§ **RECORDS FOR THIS EXERCISE**

• • • • • • •

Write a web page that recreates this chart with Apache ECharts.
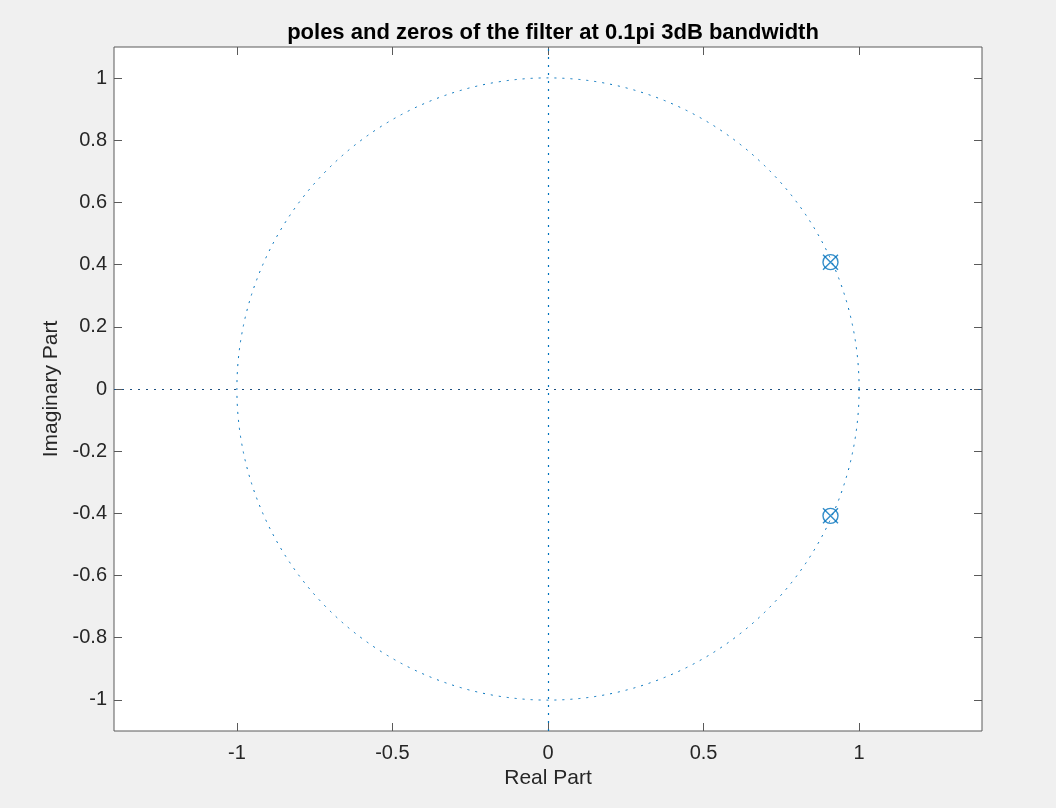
<!DOCTYPE html>
<html>
<head>
<meta charset="utf-8">
<script src="https://cdn.jsdelivr.net/npm/echarts@6/dist/echarts.min.js"></script>
<style>
html,body{margin:0;padding:0;background:#f0f0f0;}
#chart{width:1056px;height:808px;}
</style>
</head>
<body>
<div id="chart"></div>
<script>
// ---- data ----
var titleText = 'poles and zeros of the filter at 0.1pi 3dB bandwidth';
var xTicks = [-1, -0.5, 0, 0.5, 1];
var yTicks = [-1, -0.8, -0.6, -0.4, -0.2, 0, 0.2, 0.4, 0.6, 0.8, 1];
var zerosRe = [0.908, 0.908];
var zerosIm = [0.408, -0.408];
var polesRe = [0.908, 0.908];
var polesIm = [0.408, -0.408];
var unitCircle = [[0, 0, 1]]; // centre re, centre im, radius

var FONT = '"Liberation Sans", Helvetica, Arial, sans-serif';
var BLUE = '#0072BD';
var AX = '#5a5a5a';
var TXT = '#262626';

function pairs(re, im) { return re.map(function (v, i) { return [v, im[i]]; }); }

var chart = echarts.init(document.getElementById('chart'), null, {renderer: 'canvas'});

var tickStyle = {show: true, inside: true, length: 8, lineStyle: {color: AX, width: 1}};
var hiddenLine = {show: false, onZero: false};

var option = {
  backgroundColor: '#f0f0f0',
  animation: false,
  title: {
    text: titleText,
    left: 548,
    textAlign: 'center',
    top: 17,
    textStyle: {fontFamily: FONT, fontWeight: 'bold', fontSize: 22, color: '#000'}
  },
  grid: {
    left: 114, top: 47, width: 868, height: 684,
    show: true, backgroundColor: '#ffffff', borderColor: AX, borderWidth: 1
  },
  xAxis: [{
    type: 'value', min: -1.395, max: 1.395, position: 'bottom',
    name: 'Real Part', nameLocation: 'middle', nameGap: 37,
    nameTextStyle: {fontFamily: FONT, fontSize: 21, color: TXT},
    axisLine: hiddenLine,
    splitLine: {show: false},
    axisTick: Object.assign({customValues: xTicks}, tickStyle),
    axisLabel: {customValues: xTicks, margin: 12, fontFamily: FONT, fontSize: 20, color: TXT,
      formatter: function (v) { return String(v); }}
  }, {
    type: 'value', min: -1.395, max: 1.395, position: 'top',
    axisLine: hiddenLine, splitLine: {show: false},
    axisTick: Object.assign({customValues: xTicks}, tickStyle),
    axisLabel: {show: false}
  }],
  yAxis: [{
    type: 'value', min: -1.1, max: 1.1, position: 'left',
    name: 'Imaginary Part', nameLocation: 'middle', nameGap: 50,
    nameTextStyle: {fontFamily: FONT, fontSize: 21, color: TXT},
    axisLine: hiddenLine, splitLine: {show: false},
    axisTick: Object.assign({customValues: yTicks}, tickStyle),
    axisLabel: {customValues: yTicks, margin: 7, fontFamily: FONT, fontSize: 20, color: TXT,
      formatter: function (v) { return String(Math.round(v * 10) / 10); }}
  }, {
    type: 'value', min: -1.1, max: 1.1, position: 'right',
    axisLine: hiddenLine, splitLine: {show: false},
    axisTick: Object.assign({customValues: yTicks}, tickStyle),
    axisLabel: {show: false}
  }],
  series: [{
    type: 'custom',
    silent: true,
    data: unitCircle,
    renderItem: function (params, api) {
      var c = api.coord([api.value(0), api.value(1)]);
      var r = api.size([api.value(2), 0])[0];
      return {
        type: 'circle',
        shape: {cx: c[0], cy: c[1], r: r},
        style: {fill: null, stroke: BLUE, lineWidth: 1, lineDash: [2, 6]}
      };
    },
    markLine: {
      silent: true, symbol: 'none', label: {show: false}, animation: false,
      data: [
        {yAxis: 0, lineStyle: {color: '#1d4f80', type: [2, 6], width: 1}},
        {xAxis: 0, lineStyle: {color: BLUE, type: [2, 6], width: 1.2}}
      ]
    }
  }, {
    name: 'zeros', type: 'scatter',
    data: pairs(zerosRe, zerosIm),
    symbol: 'circle', symbolSize: 15,
    itemStyle: {color: 'rgba(0,0,0,0)', borderColor: BLUE, borderWidth: 1.4}
  }, {
    name: 'poles', type: 'scatter',
    data: pairs(polesRe, polesIm),
    symbol: 'path://M0,0L10,10M10,0L0,10', symbolSize: 15,
    itemStyle: {color: 'rgba(0,0,0,0)', borderColor: BLUE, borderWidth: 1.4}
  }]
};
chart.setOption(option);
</script>
</body>
</html>
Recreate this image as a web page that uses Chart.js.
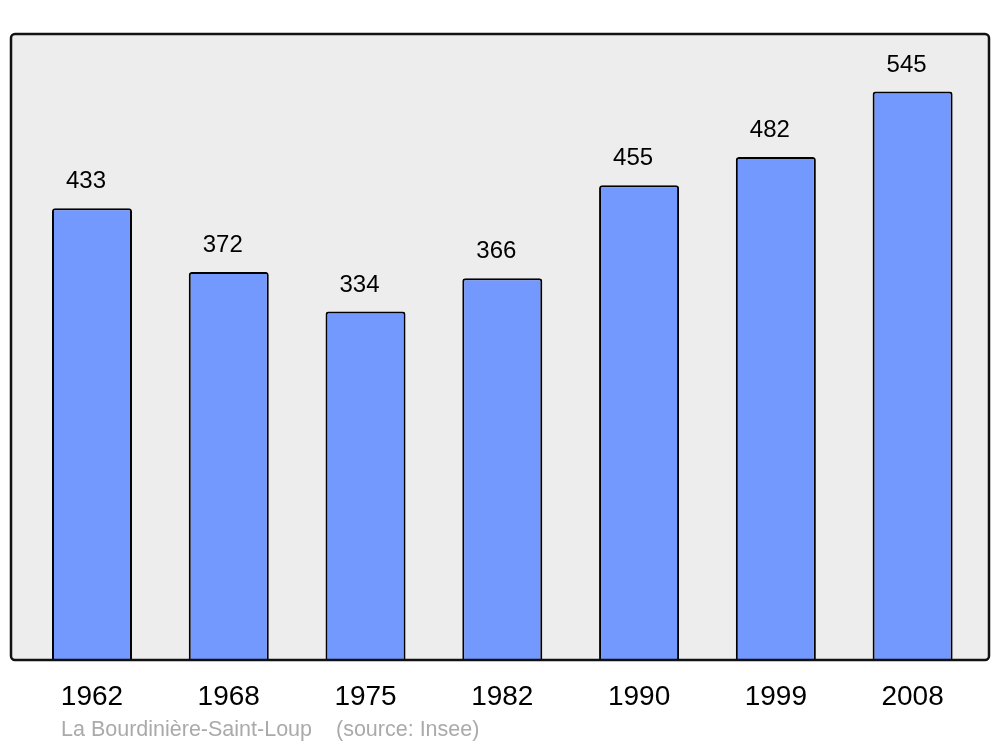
<!DOCTYPE html>
<html><head><meta charset="utf-8">
<script src="https://cdn.jsdelivr.net/npm/chart.js@4"></script>
<style>html,body{margin:0;padding:0;background:#fff;}#wrap{width:1000px;height:747px;}</style>
</head><body><div id="wrap"><canvas id="c" width="1000" height="747"></canvas></div>
<script>
const years = ["1962","1968","1975","1982","1990","1999","2008"];
const population = [433,372,334,366,455,482,545];
const yMax = 600;
const townName = "La Bourdinière-Saint-Loup";
const sourceText = "(source: Insee)";

const framePlugin = {
  id: 'frame',
  beforeDatasetsDraw(chart) {
    const ctx = chart.ctx;
    ctx.save();
    ctx.beginPath();
    ctx.roundRect(11, 34, 978, 626, 4);
    ctx.fillStyle = '#ededed';
    ctx.fill();
    ctx.restore();
  },
  afterDatasetsDraw(chart) {
    const ctx = chart.ctx;
    ctx.save();
    ctx.beginPath();
    ctx.roundRect(11, 34, 978, 626, 4);
    ctx.lineWidth = 2.5;
    ctx.strokeStyle = '#111';
    ctx.stroke();
    const meta = chart.getDatasetMeta(0);
    ctx.fillStyle = '#000';
    ctx.font = '24px "Liberation Sans", Arial, sans-serif';
    ctx.textAlign = 'center';
    ctx.textBaseline = 'middle';
    meta.data.forEach((bar, i) => {
      ctx.fillText(String(population[i]), bar.x - 6, bar.y - 26.5);
    });
    ctx.fillStyle = '#aaaaaa';
    ctx.font = '21.5px "Liberation Sans", Arial, sans-serif';
    ctx.textAlign = 'left';
    ctx.fillText(townName, 61, 730);
    ctx.fillText(sourceText, 336, 730);
    ctx.restore();
  }
};

new Chart(document.getElementById('c'), {
  type: 'bar',
  data: {
    labels: years,
    datasets: [{
      data: population,
      backgroundColor: '#7399ff',
      borderColor: '#000',
      borderWidth: 2,
      borderRadius: {topLeft: 3, topRight: 3},
      borderSkipped: 'bottom',
      barPercentage: 0.585,
      categoryPercentage: 1
    }]
  },
  options: {
    responsive: false,
    animation: false,
    layout: {padding: {left: 23.6, right: 19, top: 34, bottom: 0}},
    plugins: {legend: {display: false}, tooltip: {enabled: false}},
    scales: {
      y: {display: false, min: 0, max: yMax},
      x: {
        grid: {display: false, drawTicks: false},
        border: {display: false},
        ticks: {color: '#000', font: {size: 28, family: '"Liberation Sans", Arial, sans-serif'}, padding: 20, maxRotation: 0},
        afterFit(scale) { scale.height = 87; }
      }
    }
  },
  plugins: [framePlugin]
});
</script>
</body></html>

• • • • • • •

§ **EXERCISE REQUIREMENTS**
Without the pictures, return all the records precisely as they stand.

§ **ANSWER IN FULL**
Write a web page that recreates this chart with Apache ECharts.
<!DOCTYPE html>
<html>
<head>
<meta charset="utf-8">
<script src="https://cdn.jsdelivr.net/npm/echarts@6/dist/echarts.min.js"></script>
<style>
html,body{margin:0;padding:0;background:#f0f0f0;}
#chart{width:1056px;height:808px;}
</style>
</head>
<body>
<div id="chart"></div>
<script>
// ---- data ----
var titleText = 'poles and zeros of the filter at 0.1pi 3dB bandwidth';
var xTicks = [-1, -0.5, 0, 0.5, 1];
var yTicks = [-1, -0.8, -0.6, -0.4, -0.2, 0, 0.2, 0.4, 0.6, 0.8, 1];
var zerosRe = [0.908, 0.908];
var zerosIm = [0.408, -0.408];
var polesRe = [0.908, 0.908];
var polesIm = [0.408, -0.408];
var unitCircle = [[0, 0, 1]]; // centre re, centre im, radius

var FONT = '"Liberation Sans", Helvetica, Arial, sans-serif';
var BLUE = '#0072BD';
var AX = '#5a5a5a';
var TXT = '#262626';

function pairs(re, im) { return re.map(function (v, i) { return [v, im[i]]; }); }

var chart = echarts.init(document.getElementById('chart'), null, {renderer: 'canvas'});

var tickStyle = {show: true, inside: true, length: 8, lineStyle: {color: AX, width: 1}};
var hiddenLine = {show: false, onZero: false};

var option = {
  backgroundColor: '#f0f0f0',
  animation: false,
  title: {
    text: titleText,
    left: 548,
    textAlign: 'center',
    top: 17,
    textStyle: {fontFamily: FONT, fontWeight: 'bold', fontSize: 22, color: '#000'}
  },
  grid: {
    left: 114, top: 47, width: 868, height: 684,
    show: true, backgroundColor: '#ffffff', borderColor: AX, borderWidth: 1
  },
  xAxis: [{
    type: 'value', min: -1.395, max: 1.395, position: 'bottom',
    name: 'Real Part', nameLocation: 'middle', nameGap: 37,
    nameTextStyle: {fontFamily: FONT, fontSize: 21, color: TXT},
    axisLine: hiddenLine,
    splitLine: {show: false},
    axisTick: Object.assign({customValues: xTicks}, tickStyle),
    axisLabel: {customValues: xTicks, margin: 12, fontFamily: FONT, fontSize: 20, color: TXT,
      formatter: function (v) { return String(v); }}
  }, {
    type: 'value', min: -1.395, max: 1.395, position: 'top',
    axisLine: hiddenLine, splitLine: {show: false},
    axisTick: Object.assign({customValues: xTicks}, tickStyle),
    axisLabel: {show: false}
  }],
  yAxis: [{
    type: 'value', min: -1.1, max: 1.1, position: 'left',
    name: 'Imaginary Part', nameLocation: 'middle', nameGap: 50,
    nameTextStyle: {fontFamily: FONT, fontSize: 21, color: TXT},
    axisLine: hiddenLine, splitLine: {show: false},
    axisTick: Object.assign({customValues: yTicks}, tickStyle),
    axisLabel: {customValues: yTicks, margin: 7, fontFamily: FONT, fontSize: 20, color: TXT,
      formatter: function (v) { return String(Math.round(v * 10) / 10); }}
  }, {
    type: 'value', min: -1.1, max: 1.1, position: 'right',
    axisLine: hiddenLine, splitLine: {show: false},
    axisTick: Object.assign({customValues: yTicks}, tickStyle),
    axisLabel: {show: false}
  }],
  series: [{
    type: 'custom',
    silent: true,
    data: unitCircle,
    renderItem: function (params, api) {
      var c = api.coord([api.value(0), api.value(1)]);
      var r = api.size([api.value(2), 0])[0];
      return {
        type: 'circle',
        shape: {cx: c[0], cy: c[1], r: r},
        style: {fill: null, stroke: BLUE, lineWidth: 1, lineDash: [2, 6]}
      };
    },
    markLine: {
      silent: true, symbol: 'none', label: {show: false}, animation: false,
      data: [
        {yAxis: 0, lineStyle: {color: '#1d4f80', type: [2, 6], width: 1}},
        {xAxis: 0, lineStyle: {color: BLUE, type: [2, 6], width: 1.2}}
      ]
    }
  }, {
    name: 'zeros', type: 'scatter',
    data: pairs(zerosRe, zerosIm),
    symbol: 'circle', symbolSize: 15,
    itemStyle: {color: 'rgba(0,0,0,0)', borderColor: BLUE, borderWidth: 1.4}
  }, {
    name: 'poles', type: 'scatter',
    data: pairs(polesRe, polesIm),
    symbol: 'path://M0,0L10,10M10,0L0,10', symbolSize: 15,
    itemStyle: {color: 'rgba(0,0,0,0)', borderColor: BLUE, borderWidth: 1.4}
  }]
};
chart.setOption(option);
</script>
</body>
</html>
Recreate this image as a web page that uses Chart.js.
<!DOCTYPE html>
<html><head><meta charset="utf-8">
<script src="https://cdn.jsdelivr.net/npm/chart.js@4"></script>
<style>html,body{margin:0;padding:0;background:#fff;}#wrap{width:1000px;height:747px;}</style>
</head><body><div id="wrap"><canvas id="c" width="1000" height="747"></canvas></div>
<script>
const years = ["1962","1968","1975","1982","1990","1999","2008"];
const population = [433,372,334,366,455,482,545];
const yMax = 600;
const townName = "La Bourdinière-Saint-Loup";
const sourceText = "(source: Insee)";

const framePlugin = {
  id: 'frame',
  beforeDatasetsDraw(chart) {
    const ctx = chart.ctx;
    ctx.save();
    ctx.beginPath();
    ctx.roundRect(11, 34, 978, 626, 4);
    ctx.fillStyle = '#ededed';
    ctx.fill();
    ctx.restore();
  },
  afterDatasetsDraw(chart) {
    const ctx = chart.ctx;
    ctx.save();
    ctx.beginPath();
    ctx.roundRect(11, 34, 978, 626, 4);
    ctx.lineWidth = 2.5;
    ctx.strokeStyle = '#111';
    ctx.stroke();
    const meta = chart.getDatasetMeta(0);
    ctx.fillStyle = '#000';
    ctx.font = '24px "Liberation Sans", Arial, sans-serif';
    ctx.textAlign = 'center';
    ctx.textBaseline = 'middle';
    meta.data.forEach((bar, i) => {
      ctx.fillText(String(population[i]), bar.x - 6, bar.y - 26.5);
    });
    ctx.fillStyle = '#aaaaaa';
    ctx.font = '21.5px "Liberation Sans", Arial, sans-serif';
    ctx.textAlign = 'left';
    ctx.fillText(townName, 61, 730);
    ctx.fillText(sourceText, 336, 730);
    ctx.restore();
  }
};

new Chart(document.getElementById('c'), {
  type: 'bar',
  data: {
    labels: years,
    datasets: [{
      data: population,
      backgroundColor: '#7399ff',
      borderColor: '#000',
      borderWidth: 2,
      borderRadius: {topLeft: 3, topRight: 3},
      borderSkipped: 'bottom',
      barPercentage: 0.585,
      categoryPercentage: 1
    }]
  },
  options: {
    responsive: false,
    animation: false,
    layout: {padding: {left: 23.6, right: 19, top: 34, bottom: 0}},
    plugins: {legend: {display: false}, tooltip: {enabled: false}},
    scales: {
      y: {display: false, min: 0, max: yMax},
      x: {
        grid: {display: false, drawTicks: false},
        border: {display: false},
        ticks: {color: '#000', font: {size: 28, family: '"Liberation Sans", Arial, sans-serif'}, padding: 20, maxRotation: 0},
        afterFit(scale) { scale.height = 87; }
      }
    }
  },
  plugins: [framePlugin]
});
</script>
</body></html>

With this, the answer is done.